Question

Evaluate $$\sqrt{b^{2}-4 a c}$$ for each set of values.$$a=1, b=6, c=2$$

Answer

**step1 Substitute the given values into the expression**

First, we need to substitute the given values of $$a=1$$, $$b=6$$, and $$c=2$$ into the expression $$\sqrt{b^{2}-4ac}$$.

$$\sqrt{b^{2}-4 a c} = \sqrt{(6)^{2}-4(1)(2)}$$

**step2 Calculate the square of b**

Next, we calculate the value of $$b^2$$, which is $$6^2$$.

$$6^2 = 6 \times 6 = 36$$

Now substitute this back into the expression:

$$\sqrt{36 - 4(1)(2)}$$

**step3 Calculate the product of 4, a, and c**

Then, we calculate the product of $$4$$, $$a$$, and $$c$$, which is $$4 \times 1 \times 2$$.
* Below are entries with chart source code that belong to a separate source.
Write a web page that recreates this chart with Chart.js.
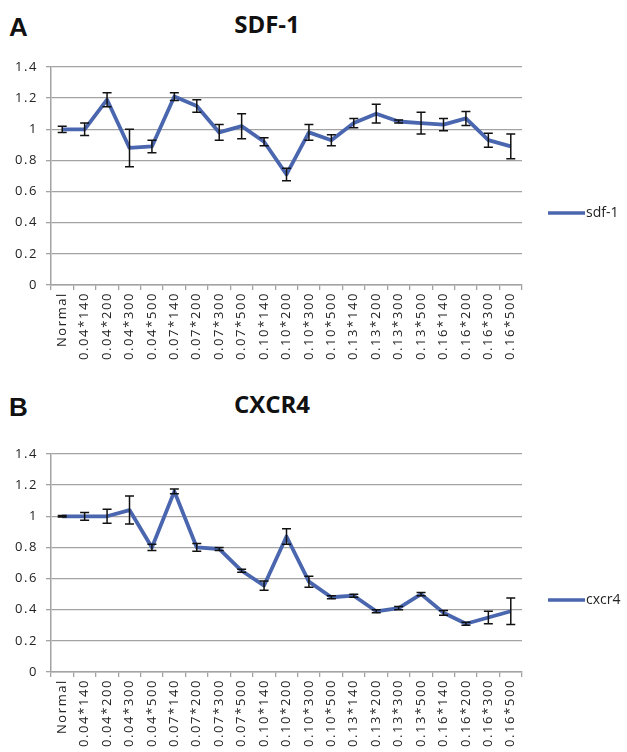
<!DOCTYPE html>
<html>
<head>
<meta charset="utf-8">
<script src="https://cdn.jsdelivr.net/npm/chart.js@4"></script>
<style>
  html, body { margin: 0; padding: 0; background: #fff; }
  body { width: 627px; height: 752px; position: relative; overflow: hidden; font-family: "Open Sans", sans-serif; }
  .letter { position: absolute; font-family: "Liberation Sans", Arial, sans-serif; font-weight: bold; font-size: 26px; color: #111; line-height: 1; }
  .title { position: absolute; font-weight: bold; font-size: 24px; color: #111; line-height: 1; transform: translateX(-50%); }
  canvas { position: absolute; left: 0; }
</style>
</head>
<body>
<div class="letter" style="left:9px; top:14px;">A</div>
<div class="title" style="left:267px; top:12px;">SDF-1</div>
<div class="letter" style="left:9px; top:394px;">B</div>
<div class="title" style="left:272px; top:392px;">CXCR4</div>
<canvas id="chartA" width="627" height="382" style="top:0;"></canvas>
<canvas id="chartB" width="627" height="370" style="top:382px;"></canvas>
<script>
// categories (concentration * dose) and relative expression
const categories = ['Normal',
  '0.04*140', '0.04*200', '0.04*300', '0.04*500',
  '0.07*140', '0.07*200', '0.07*300', '0.07*500',
  '0.10*140', '0.10*200', '0.10*300', '0.10*500',
  '0.13*140', '0.13*200', '0.13*300', '0.13*500',
  '0.16*140', '0.16*200', '0.16*300', '0.16*500'];

const sdf1Values = [1.00, 1.00, 1.19, 0.88, 0.89, 1.21, 1.15, 0.98, 1.02, 0.92, 0.71,
                    0.98, 0.93, 1.04, 1.10, 1.05, 1.04, 1.03, 1.07, 0.93, 0.89];
const sdf1Errors = [0.02, 0.04, 0.045, 0.12, 0.04, 0.025, 0.04, 0.05, 0.08, 0.025, 0.04,
                    0.05, 0.035, 0.03, 0.06, 0.01, 0.07, 0.04, 0.045, 0.045, 0.08];

const cxcr4Values = [1.00, 1.00, 1.00, 1.04, 0.80, 1.16, 0.80, 0.79, 0.65, 0.555, 0.87,
                     0.58, 0.48, 0.49, 0.39, 0.41, 0.50, 0.38, 0.31, 0.35, 0.39];
const cxcr4Errors = [0.005, 0.025, 0.045, 0.09, 0.02, 0.015, 0.025, 0.01, 0.01, 0.03, 0.05,
                     0.035, 0.01, 0.01, 0.01, 0.01, 0.01, 0.015, 0.01, 0.04, 0.085];

const yTicks = [0, 0.2, 0.4, 0.6, 0.8, 1, 1.2, 1.4];

const LINE = '#4a66ae';
const GRID = '#a3a3a3';
const TEXT = '#222';

// error bars, drawn from the same y scale as the line
const errorBars = {
  id: 'errorBars',
  afterDatasetsDraw(chart) {
    const ctx = chart.ctx;
    const y = chart.scales.y;
    chart.data.datasets.forEach((ds, i) => {
      if (!ds.errors) return;
      const meta = chart.getDatasetMeta(i);
      ctx.save();
      ctx.strokeStyle = '#111';
      ctx.lineWidth = 1.5;
      meta.data.forEach((pt, j) => {
        const v = ds.data[j], e = ds.errors[j];
        const top = y.getPixelForValue(v + e);
        const bot = y.getPixelForValue(v - e);
        ctx.beginPath();
        ctx.moveTo(pt.x, top); ctx.lineTo(pt.x, bot);
        ctx.moveTo(pt.x - 4.5, top); ctx.lineTo(pt.x + 4.5, top);
        ctx.moveTo(pt.x - 4.5, bot); ctx.lineTo(pt.x + 4.5, bot);
        ctx.stroke();
      });
      ctx.restore();
    });
  }
};

// small line-style legend at the right, Excel-like
const sideLegend = {
  id: 'sideLegend',
  afterDraw(chart) {
    const ctx = chart.ctx;
    const a = chart.chartArea;
    const ds = chart.data.datasets[0];
    const ly = a.top + (a.bottom - a.top) * 0.67;
    ctx.save();
    ctx.letterSpacing = '0px';
    ctx.strokeStyle = ds.borderColor;
    ctx.lineWidth = 3.5;
    ctx.beginPath();
    ctx.moveTo(a.right + 26, ly);
    ctx.lineTo(a.right + 63, ly);
    ctx.stroke();
    ctx.fillStyle = TEXT;
    ctx.font = '14px "Open Sans"';
    ctx.textBaseline = 'middle';
    ctx.fillText(ds.label, a.right + 64, ly);
    ctx.restore();
  }
};

// a bit of tracking on the rotated category labels
const spacing = {
  id: 'spacing',
  beforeLayout(chart) { chart.ctx.letterSpacing = '1.6px'; },
  beforeDraw(chart) { chart.ctx.letterSpacing = '1.6px'; },
  afterDatasetsDraw(chart) { chart.ctx.letterSpacing = '0px'; }
};

function makeChart(id, label, values, errors, padTop, xHeight) {
  return new Chart(document.getElementById(id), {
    type: 'line',
    data: {
      labels: categories,
      datasets: [{
        label: label,
        data: values,
        errors: errors,
        borderColor: LINE,
        backgroundColor: LINE,
        borderWidth: 3.8,
        borderJoinStyle: 'round',
        tension: 0,
        pointRadius: 0,
        pointHoverRadius: 0
      }]
    },
    options: {
      responsive: false,
      animation: false,
      events: [],
      layout: { padding: { top: padTop, right: 105, left: 0, bottom: 0 } },
      plugins: { legend: { display: false }, title: { display: false }, tooltip: { enabled: false } },
      scales: {
        x: {
          offset: true,
          grid: { offset: true, drawOnChartArea: false, drawTicks: true, tickLength: 5, color: GRID, lineWidth: 1.3 },
          border: { color: GRID, width: 1.5 },
          ticks: {
            autoSkip: false, minRotation: 90, maxRotation: 90, padding: 2,
            color: TEXT, font: { family: 'Open Sans', size: 13 }
          },
          afterFit(s) { s.height = xHeight; }
        },
        y: {
          min: 0, max: 1.4,
          afterBuildTicks(s) { s.ticks = yTicks.map(v => ({ value: v })); },
          grid: { color: GRID, lineWidth: 1.3, tickLength: 5 },
          border: { color: GRID, width: 1.5 },
          ticks: {
            padding: 8, color: TEXT, font: { family: 'Open Sans', size: 13 },
            callback: v => String(Math.round(v * 10) / 10)
          },
          afterFit(s) { s.width = 51; }
        }
      }
    },
    plugins: [spacing, errorBars, sideLegend]
  });
}

makeChart('chartA', 'sdf-1', sdf1Values, sdf1Errors, 67, 97);
makeChart('chartB', 'cxcr4', cxcr4Values, cxcr4Errors, 72, 80);
</script>
</body>
</html>
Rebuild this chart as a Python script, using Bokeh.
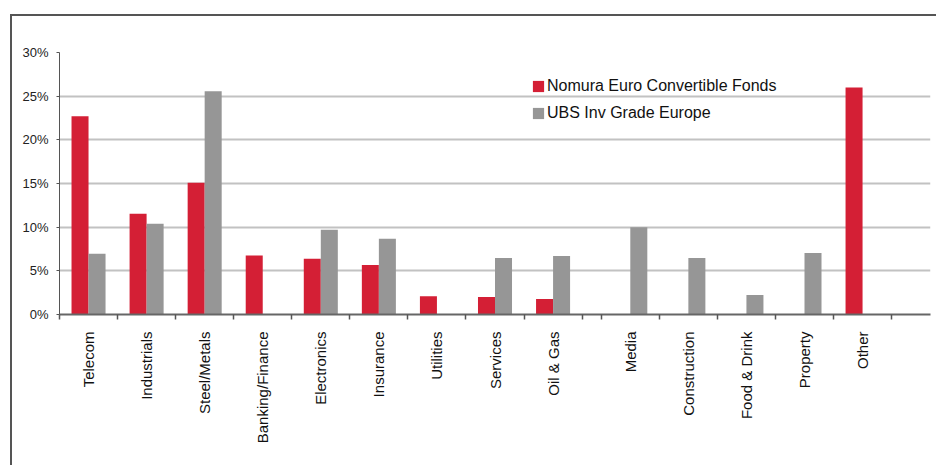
import numpy as np
from bokeh.plotting import figure
from bokeh.models import (Range1d, FixedTicker, NumeralTickFormatter, LinearAxis,
                          ColumnDataSource)
from bokeh.embed import file_html
from bokeh.resources import INLINE

# ---- data ----
categories = ["Telecom", "Industrials", "Steel/Metals", "Banking/Finance", "Electronics",
              "Insurance", "Utilities", "Services", "Oil & Gas", "Media", "Construction",
              "Food & Drink", "Property", "Other"]
nomura = [22.7, 11.55, 15.1, 6.75, 6.37, 5.68, 2.1, 2.0, 1.77, 0, 0, 0, 0, 26.0]
ubs = [6.97, 10.4, 25.55, 0, 9.7, 8.66, 0, 6.47, 6.7, 10.0, 6.46, 2.22, 7.04, 0]
series_names = ["Nomura Euro Convertible Fonds", "UBS Inv Grade Europe"]
y_ticks = [0, 5, 10, 15, 20, 25, 30]

RED = "#d41f35"
GREY = "#969696"
FONT = "Liberation Sans"

# layout of slots: a small gap after the 9th category, as in the source picture
GAP = 0.33
idx = np.arange(len(categories))
centers = np.round(idx + 0.5 + np.where(idx >= 9, GAP, 0.0), 3)
bounds = sorted(set(np.round(np.concatenate([centers - 0.5, centers + 0.5, [9.0]]), 3).tolist()))
x_end = 15.0
bw = 0.293

src = ColumnDataSource(dict(
    xr=centers - bw / 2, xg=centers + bw / 2,
    nomura=np.array(nomura) / 100.0, ubs=np.array(ubs) / 100.0))

p = figure(width=936, height=465, output_backend="svg", toolbar_location=None,
           x_range=Range1d(0, x_end), y_range=Range1d(0, 0.30),
           min_border_left=59, min_border_right=6, min_border_top=52, min_border_bottom=151,
           x_axis_type=None)
p.outline_line_color = None
p.background_fill_color = "white"
p.border_fill_alpha = 0
# outer frame of the picture (only left and top edges are visible)
p.styles = {
    "background": ("linear-gradient(#555555,#555555) 10px 14px / 2px 600px no-repeat, "
                   "linear-gradient(#555555,#555555) 10px 14px / 1200px 2px no-repeat, white"),
}

p.vbar(x="xr", top="nomura", width=bw, source=src, fill_color=RED, line_color=None,
       legend_label=series_names[0])
p.vbar(x="xg", top="ubs", width=bw, source=src, fill_color=GREY, line_color=None,
       legend_label=series_names[1])

# y axis
ya = p.yaxis[0]
ya.ticker = FixedTicker(ticks=[t / 100.0 for t in y_ticks])
ya.formatter = NumeralTickFormatter(format="0%")
ya.major_label_text_font = FONT
ya.major_label_text_font_size = "13px"
ya.major_label_text_color = "#222222"
ya.major_tick_out = 3
ya.major_tick_in = 0
ya.minor_tick_out = 0
ya.minor_tick_in = 0
ya.major_label_standoff = 8
ya.axis_line_color = "#555555"
ya.major_tick_line_color = "#555555"

p.ygrid.grid_line_color = "#c2c2c2"
p.ygrid.grid_line_width = 2
p.xgrid.grid_line_color = None

# x axis: labels at category centres, tick marks at slot boundaries
xa = LinearAxis(ticker=FixedTicker(ticks=centers.tolist(), minor_ticks=bounds))
xa.major_label_overrides = {float(c): n for c, n in zip(centers.tolist(), categories)}
xa.major_label_orientation = np.pi / 2
xa.major_label_text_font = FONT
xa.major_label_text_font_size = "15px"
xa.major_label_text_color = "#111111"
xa.major_tick_out = 0
xa.major_tick_in = 0
xa.minor_tick_out = 5
xa.minor_tick_in = 0
xa.minor_tick_line_color = "#555555"
xa.minor_tick_line_width = 1.5
xa.major_label_standoff = 12
xa.axis_line_color = "#666666"
xa.axis_line_width = 2
p.add_layout(xa, "below")

# legend
lg = p.legend[0]
lg.location = (472, 191)
lg.border_line_color = None
lg.background_fill_alpha = 0
lg.padding = 0
lg.margin = 0
lg.spacing = 7
lg.glyph_width = 14
lg.glyph_height = 14
lg.label_height = 20
lg.label_standoff = 2
lg.label_text_font = FONT
lg.label_text_font_size = "16px"
lg.label_text_color = "#111111"

open("out.html", "w").write(file_html(p, INLINE))
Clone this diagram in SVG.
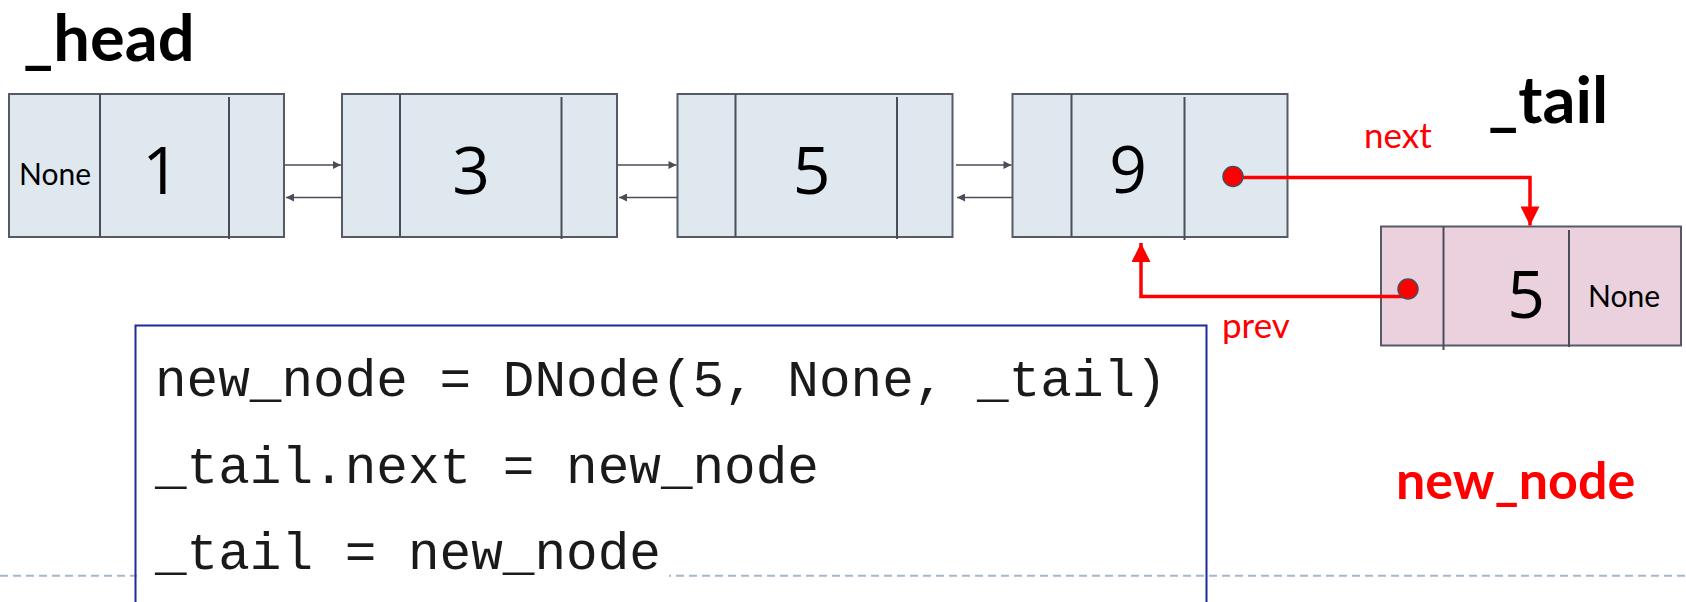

$$4 \times 1 \times 2 = 8$$

Substitute this result back into the expression:

$$\sqrt{36 - 8}$$

**step4 Perform the subtraction inside the square root**

Now, perform the subtraction inside the square root symbol.

$$36 - 8 = 28$$

So the expression becomes:

$$\sqrt{28}$$

**step5 Simplify the square root**

Finally, simplify the square root of 28. To do this, we look for perfect square factors of 28. We know that $$28 = 4 \times 7$$, and 4 is a perfect square ($$2^2$$).

$$\sqrt{28} = \sqrt{4 \times 7}$$

Using the property of square roots that $$\sqrt{xy} = \sqrt{x} \times \sqrt{y}$$, we can write:

$$\sqrt{4 \times 7} = \sqrt{4} \times \sqrt{7}$$

Since $$\sqrt{4} = 2$$, the simplified form is:

$$2 \sqrt{7}$$

Alternative answer

Answer: $2\sqrt{7}$ Explain
This is a question about evaluating an expression by substituting values and simplifying a square root . The solving step is:

First, we need to plug in the numbers for 'a', 'b', and 'c' into our expression, which is $\sqrt{b^2 - 4ac}$.
So, 'b' is 6, 'a' is 1, and 'c' is 2.
1. Let's calculate $b^2$: $6 \times 6 = 36$.
2. Next, let's calculate $4ac$: $4 \times 1 \times 2 = 8$.
3. Now, we put these back into the expression: $\sqrt{36 - 8}$.
4. Subtract the numbers inside the square root: $36 - 8 = 28$. So now we have $\sqrt{28}$.
5. To make $\sqrt{28}$ simpler, we look for perfect square factors of 28. We know that $28 = 4 \times 7$. Since 4 is a perfect square ($2 \times 2 = 4$), we can take its square root out!
6. So, $\sqrt{28}$ becomes $\sqrt{4 \times 7}$, which is the same as $\sqrt{4} \times \sqrt{7}$.
7. Since $\sqrt{4}$ is 2, our final answer is $2\sqrt{7}$.